ZGH hopes to be able to leverage Volvo’s well-established reputation for the production of the Polestar 2. “Being able to produce in Luqiao means we are able to bring Polestar 2 to market with high build and quality standards right from the beginning,” explained Ingenlath.
First revealed in February 2019, the Polestar 2 will be available in ten markets across the globe. To make things easier during this global crisis, orders can be secured with a full-refundable deposit of just £1,000. Order books are being opened as production begins to come online.
In terms of specification, the Polestar 2 promises a motor with 300 kW (408 hp) delivering 660 Nm through an all-wheel drive system. The 78 kWh battery pack will enable a range of 292 miles (470 km WLTP).

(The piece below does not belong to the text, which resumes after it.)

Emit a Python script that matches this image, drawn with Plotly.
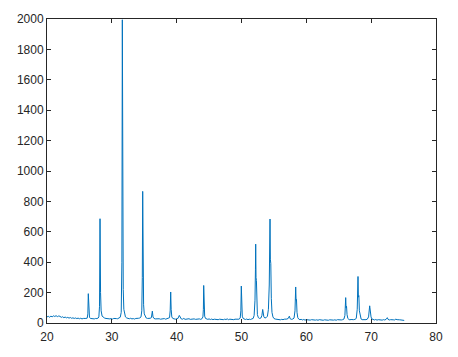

It’s also the world’s first car to feature a built-in infotainment system powered by Android, featuring Google Maps, Google Assistant and the Google Play Store. Saves you connecting your phone on Bluetooth, we guess.
When you have a holding company that measures revenues in the billions, and the ability to share knowhow with a partner company that has over 90 years’ experience, then you should be able to compete in the global EV market. The challenge will be, as ever, positioning a car next to the Tesla Model 3 (and now the Model Y), when your product costs more, is slower and doesn’t have the established reputation in this market sector.
It will be interesting to see if the Polestar 2 can deliver enough in-cabin quality, alongside on-road excitement, to make you forget about the Model 3 and choose the Polestar 2.